The White Paper, which DCMS are producing with the Home Office, will be followed by a consultation over the summer and will set out new legislative measures to ensure that the platforms remove illegal content and prioritise the protection of users, especially children, young people and vulnerable adults.
It will also include ambitious measures to support continued education and awareness for all users and to promote the development and adoption of new safety technologies. We want to get to a place where we can enjoy the huge benefits of new technology has to offer, without our children, and other vulnerable individuals, being put at risk of serious harm.
So Engagement with industry, charities, peers and academia sits at the heart of our approach. And back in November 2017, with thanks to the UK Safer Internet Centre, we were able to talk and listen directly to many young people, some of whom I believe are back here again today in this room. The conversations we had are helping us to develop world leading laws as well as other measures to make sure that the UK is the safest place in the world to be online.
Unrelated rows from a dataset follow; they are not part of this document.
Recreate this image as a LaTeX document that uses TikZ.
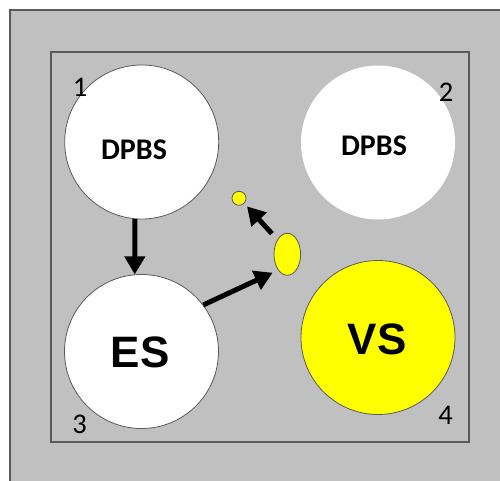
\documentclass[tikz,border=0pt]{standalone}
\usepackage{fontspec}
\setmainfont{Carlito}
\newfontfamily\arialfont{Liberation Sans}
\usetikzlibrary{arrows.meta,shapes.geometric}
\definecolor{bggray}{HTML}{C0C0C0}
\definecolor{edgegray}{HTML}{5A5A5A}
\definecolor{ylw}{HTML}{FFFF00}
\tikzset{
  bigcirc/.style={circle,minimum size=154pt,inner sep=0pt},
  whitecirc/.style={bigcirc,fill=white,draw=edgegray,line width=0.8pt},
  dpbs/.style={font=\fontsize{30}{30}\selectfont\bfseries,inner sep=0pt},
  bigtxt/.style={font=\arialfont\fontsize{44}{44}\selectfont\bfseries,inner sep=0pt},
  num/.style={font=\fontsize{28.5}{28.5}\selectfont,inner sep=0pt},
  fatarrow/.style={line width=5pt,-{Triangle[length=18pt,width=20pt]}},
}
\begin{document}
\begin{tikzpicture}[x=1pt,y=-1pt]
\useasboundingbox (0,0) rectangle (500,481);
\fill[white] (0,0) rectangle (500,481);
\begin{scope}
\clip (0,0) rectangle (500,481);
\draw[fill=bggray,draw=edgegray,line width=1.6pt] (10,10) rectangle (504,486);
\end{scope}
\draw[draw=edgegray,line width=1.8pt] (51,52) rectangle (469,442);
% circles
\node[whitecirc] (c1) at (141.7,142) {};
\node[bigcirc,fill=white] (c2) at (378,142.5) {};
\node[whitecirc] (c3) at (141.5,351.5) {};
\node[bigcirc,fill=ylw,draw=edgegray,line width=0.8pt] (c4) at (378,337.5) {};
% small shapes
\node[ellipse,fill=ylw,draw=edgegray,line width=0.8pt,minimum width=26.6pt,minimum height=42pt,inner sep=0pt] (e) at (287.3,254.3) {};
\node[circle,fill=ylw,draw=edgegray,line width=0.8pt,minimum size=14pt,inner sep=0pt] (s) at (239,198.3) {};
% texts
\node[dpbs] (t1) at (134,150) {DPBS};
\node[dpbs] (t2) at (374,146) {DPBS};
\node[bigtxt] (t3) at (140,352.5) {ES};
\node[bigtxt] (t4) at (377,339) {VS};
\node[num] (n1) at (80,87.5) {1};
\node[num] (n2) at (446,92.5) {2};
\node[num] (n3) at (79.5,424.7) {3};
\node[num] (n4) at (445.5,415.8) {4};
% arrows
\draw[fatarrow] (c1.265) -- (c3.95);
\draw[fatarrow,shorten >=6pt] (c3.37) -- (e.240);
\draw[fatarrow,shorten <=8pt,shorten >=4pt] (e.124) -- (s.316);
\end{tikzpicture}
\end{document}
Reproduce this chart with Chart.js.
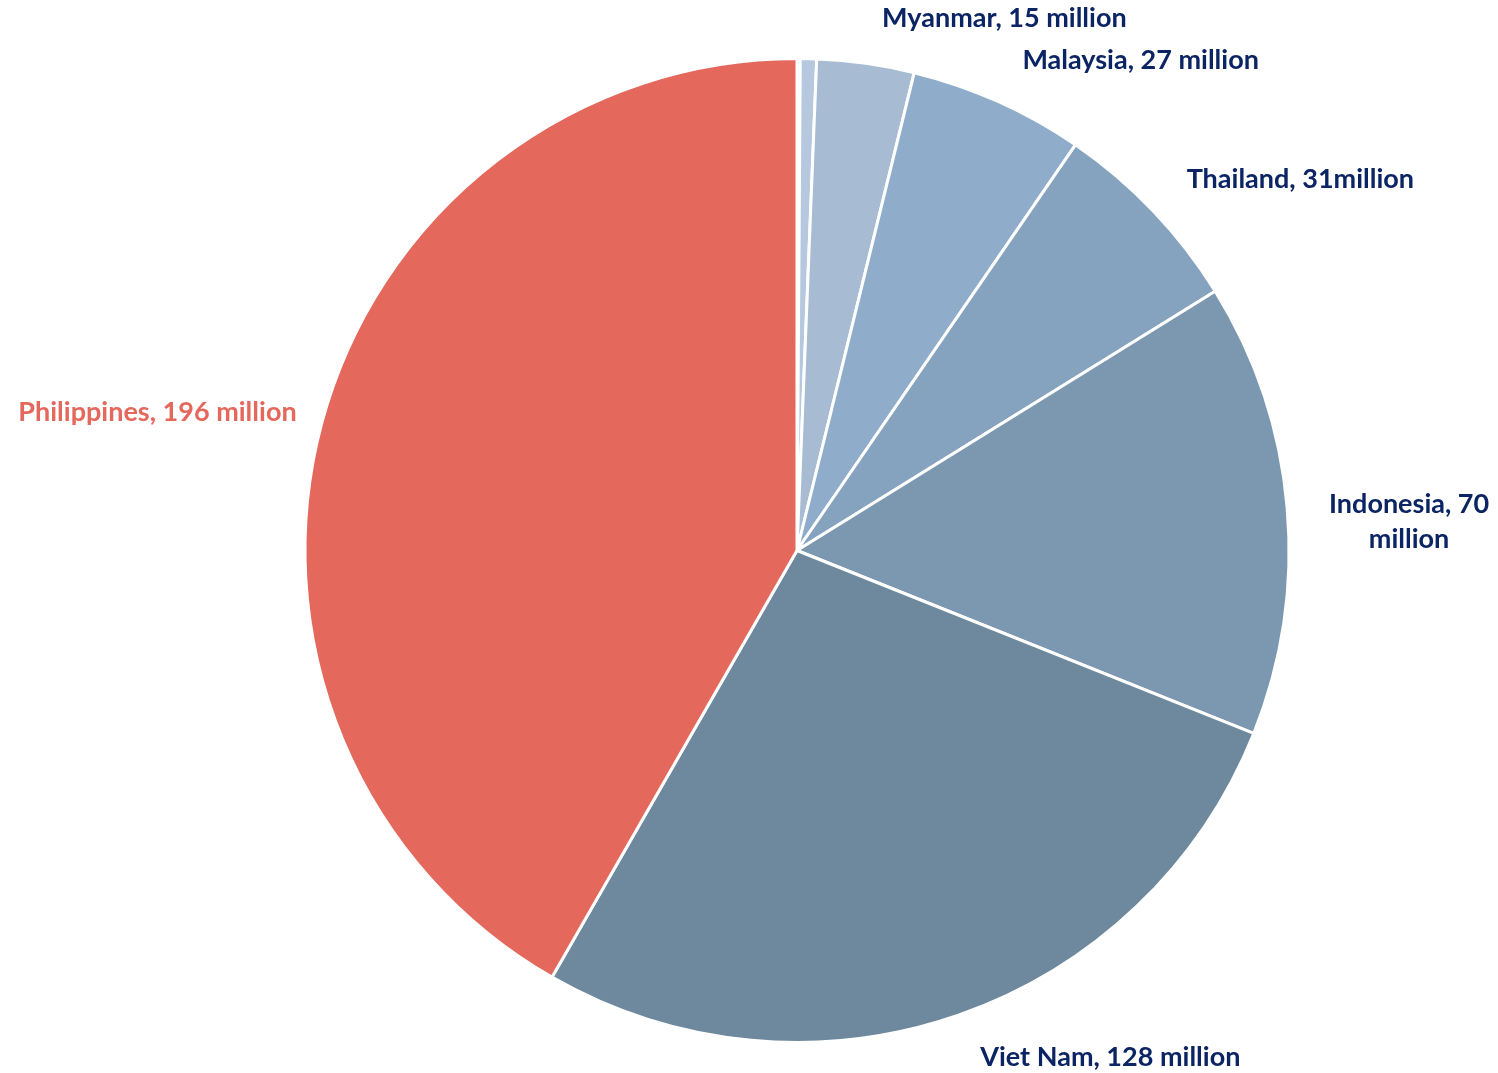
<!DOCTYPE html>
<html>
<head>
<meta charset="utf-8">
<title>Population by country</title>
<script src="https://cdn.jsdelivr.net/npm/chart.js@4/dist/chart.umd.min.js"></script>
<style>
  html, body { margin: 0; padding: 0; background: #ffffff; }
  #wrap { position: relative; width: 1498px; height: 1073px; }
</style>
</head>
<body>
<div id="wrap"><canvas id="pie"></canvas></div>
<script>
// Population in millions, clockwise from 12 o'clock
var countries = ['Brunei', 'Cambodia', 'Myanmar', 'Malaysia', 'Thailand', 'Indonesia', 'Viet Nam', 'Philippines'];
var values = [0.5, 2.5, 15, 27, 31, 70, 128, 196];
var labelTexts = [
  '', '',
  'Myanmar, 15 million',
  'Malaysia, 27 million',
  'Thailand, 31million',
  ['Indonesia, 70', 'million'],
  'Viet Nam, 128 million',
  'Philippines, 196 million'
];
var sliceColors = ['#c6d6e9', '#b5c8de', '#a7bbd3', '#8fadca', '#85a3bf', '#7c97b0', '#6e889e', '#e4685c'];
var labelColors = ['#0b2463', '#0b2463', '#0b2463', '#0b2463', '#0b2463', '#0b2463', '#0b2463', '#e4685c'];

// draws the category labels just outside each slice
var outsideLabels = {
  id: 'outsideLabels',
  afterDatasetsDraw: function (chart) {
    var ctx = chart.ctx;
    var arcs = chart.getDatasetMeta(0).data;
    var lineH = 35;
    var firstH = 30;
    ctx.save();
    ctx.font = 'bold 27px Lato';
    ctx.textAlign = 'center';
    ctx.textBaseline = 'middle';
    arcs.forEach(function (arc, i) {
      var text = labelTexts[i];
      if (!text) return;
      var lines = Array.isArray(text) ? text : [text];
      var mid = (arc.startAngle + arc.endAngle) / 2;
      var r = arc.outerRadius + 30;
      var px = arc.x + Math.cos(mid) * r;
      var py = arc.y + Math.sin(mid) * r;
      var w = Math.max.apply(null, lines.map(function (l) { return ctx.measureText(l).width; }));
      var up = -Math.sin(mid);
      var left = Math.cos(mid) >= 0 ? px + 12 : px + 4 - w;
      var top = py - firstH * (1 + up) / 2;
      ctx.fillStyle = labelColors[i];
      lines.forEach(function (l, k) {
        ctx.fillText(l, left + w / 2, top + firstH / 2 + lineH * k);
      });
    });
    ctx.restore();
  }
};

new Chart(document.getElementById('pie'), {
  type: 'pie',
  data: {
    labels: countries,
    datasets: [{
      data: values,
      backgroundColor: sliceColors,
      borderColor: '#ffffff',
      borderWidth: 3
    }]
  },
  options: {
    responsive: true,
    maintainAspectRatio: false,
    animation: false,
    layout: { padding: { top: 57, bottom: 29, left: 200, right: 104 } },
    plugins: {
      legend: { display: false },
      tooltip: { enabled: false }
    }
  },
  plugins: [outsideLabels]
});
</script>
</body>
</html>
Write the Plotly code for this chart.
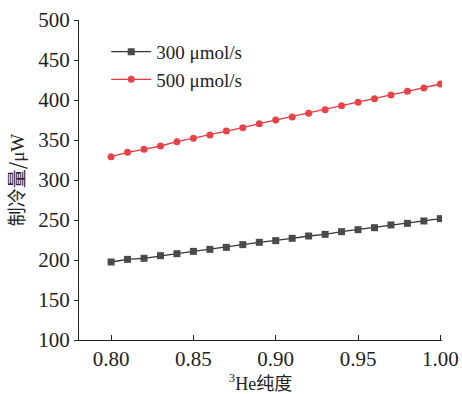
import plotly.graph_objects as go

purity = [0.80, 0.81, 0.82, 0.83, 0.84, 0.85, 0.86, 0.87, 0.88, 0.89, 0.90,
          0.91, 0.92, 0.93, 0.94, 0.95, 0.96, 0.97, 0.98, 0.99, 1.00]
q_300 = [197.5, 200.8, 202.1, 205.4, 207.9, 210.8, 213.3, 215.8, 219.2, 222.1, 224.2,
         227.1, 230.0, 232.1, 235.4, 237.9, 240.4, 243.8, 245.8, 248.8, 251.7]
q_500 = [329.2, 334.6, 338.3, 342.5, 347.9, 352.1, 356.3, 361.3, 365.4, 370.4, 375.0,
         378.8, 383.3, 387.9, 392.9, 397.1, 401.7, 406.3, 410.8, 415.0, 420.0]
names = ["300 μmol/s", "500 μmol/s"]
y_ticks = [100, 150, 200, 250, 300, 350, 400, 450, 500]
x_ticks = [0.80, 0.85, 0.90, 0.95, 1.00]

FONT = "Liberation Serif, Noto Sans CJK SC, serif"
CJK = "Noto Sans CJK SC, Liberation Serif, sans-serif"

fig = go.Figure()
fig.add_trace(go.Scatter(
    x=purity, y=q_300, name=names[0], mode="lines+markers",
    line=dict(color="#333333", width=1.3),
    marker=dict(symbol="square", size=7, color="#4a4a4a"),
))
fig.add_trace(go.Scatter(
    x=purity, y=q_500, name=names[1], mode="lines+markers",
    line=dict(color="#e8383d", width=1.3),
    marker=dict(symbol="circle", size=7, color="#e84348"),
))

fig.update_layout(
    width=462, height=394,
    margin=dict(l=79, r=20, t=20, b=54),
    plot_bgcolor="white", paper_bgcolor="white",
    font=dict(family=FONT, size=21, color="#222222"),
    showlegend=True,
    legend=dict(x=0.075, y=0.96, xanchor="left", yanchor="top",
                bgcolor="rgba(0,0,0,0)", font=dict(size=19),
                itemwidth=40, tracegroupgap=0),
    xaxis=dict(
        range=[0.7805, 1.001], tickvals=x_ticks, tickformat=".2f",
        showline=True, linecolor="#222222", linewidth=1.2,
        ticks="inside", ticklen=5, tickcolor="#222222", tickwidth=1.2,
        showgrid=False, zeroline=False, automargin=False,
        title=dict(text="<sup>3</sup>He纯度", font=dict(size=18), standoff=8),
    ),
    yaxis=dict(
        range=[100, 500], tickvals=y_ticks,
        showline=True, linecolor="#222222", linewidth=1.2,
        ticks="outside", ticklen=4, tickcolor="#222222", tickwidth=1.2,
        showgrid=False, zeroline=False, automargin=False,
        title=dict(text='制冷量/<span style="font-family:Liberation Serif">μW</span>',
                   font=dict(size=19, family=CJK, color="#222222"), standoff=8),
    ),
)

fig.write_html("out.html")
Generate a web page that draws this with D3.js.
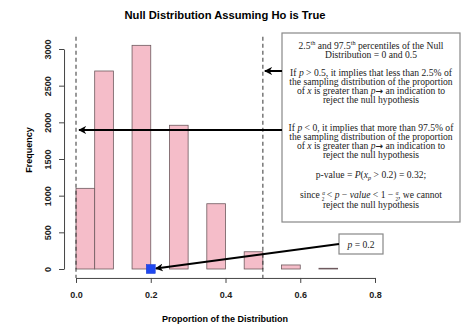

In developing the White Paper we have continued to engage with a wide range of organisations. And I am grateful to those organisations, including Childnet and the Internet Watch Foundation that are part of the executive board of the UK Council for Internet Safety, which I co-chair with Ministers from the Department for Education and the Home Office. The Council does hugely important work, bringing together expertise from a range of organisations in the tech industry, civil society and public sector to collaborate and coordinate a UK-wide approach to improving internet safety. It’s great to see that a similarly collaborative approach lies at the heart of Safer Internet Day.
Let me repeat my thanks to The UK Safer Internet Centre for inviting me along today. I look forward to hearing more of your ideas about what more needs to done to help keep everyone safe online, and today is a timely reminder of the work ahead.
The government is determined to act so that we can all enjoy the huge benefits of new technology, without our children, and other vulnerable individuals, being put at risk of serious harm.